Thursday, January 19, 2012

SO BIBLICAL THAT IT'S UNBIBLICAL

I came across this post from Thinking Christian via Greg West's excellent apologetics blog called The Poached Egg. (Both blogs are on the blogroll for this blog).  I would be interested in your feedback.


Justin Buzzard tells this story:
About ten years ago I heard Ben Patterson, campus pastor of Westmont College, say something that I will never forget. Ben told the story of a retired pastor who began noticing that his former congregation was sliding away from orthodoxy. The pastor saw this as his fault, noting the one thing he thought he did most poorly as a pastor. The pastor stated, in two sentences, his great failure as a pastor:
I always told people what to believe. My great mistake is that I never told my people what NOT to believe.
It’s possible to be so “biblical” that we’re unbiblical.

I’m referring to pastors, churches, and individual Christians who say, “we’re sticking to the Bible, and we don’t ever need to study anything but the Bible.” The great men and women of the Bible didn’t say that.
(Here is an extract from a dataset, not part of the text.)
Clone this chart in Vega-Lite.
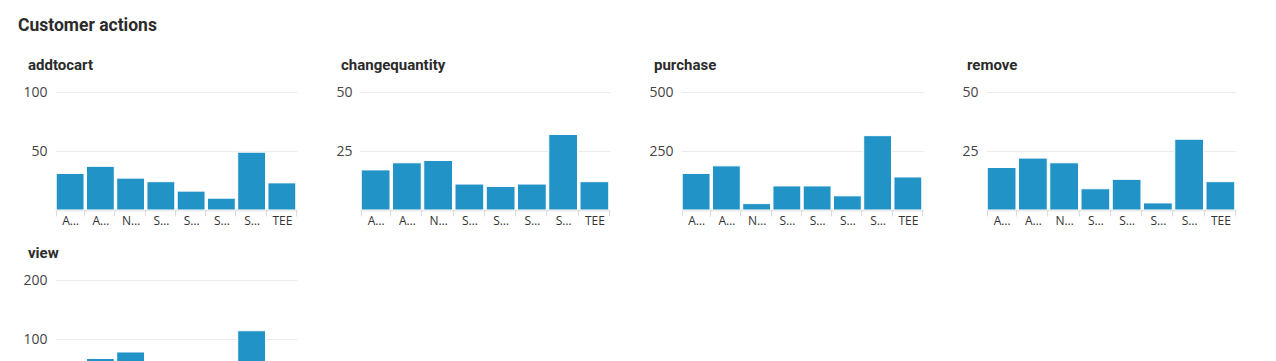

They didn’t just preach in support of God’s truth. They knew the lies that were current in their cultures, they named those lies—with very contemporary examples—and they exposed what was false about them. When Isaiah ripped apart idol worship so sarcastically in Isaiah 44:9-20, he knew what he was talking about. So those who only study the Bible are failing to follow its example!

We don’t need only to learn God’s truths. We also need to un-learn the lies we’ve taken into ourselves. Some of that un-learning happens along the way, as a matter of course, as we study the truth; but some of the lies we’re afflicted with are so ingrained, so much a part of us, that it takes real focused attention to discover where they reside inside of us, and to sort out what’s wrong and what might still be right. Sometimes we need to study and learn what not to believe.

Of all the un-learning required today, nothing is more crucial than “truth is relative, and it’s immoral to believe otherwise.” Western students “know” this to be true. Pastors and parents must understand this belief well enough to disarm it. Otherwise, though we may be successful in persuading students Christianity is true, they’re bound to mix it with other “truths” they believe, just as the Israelites mixed true worship with idolatry.

This applies to each of us individually, in our families, and in our churches; and in a parallel way it also applies to our encounters with culture. We need to know our culture’s falsehoods, not to participate in them but to be able to name them and to contrast them with God’s truth. Our friends and neighbors have a lot of un-learning to do, too, and we need to be equipped to help them—winsomely and effectively—so they can better grasp and follow God’s truth, revealed to us in his Word.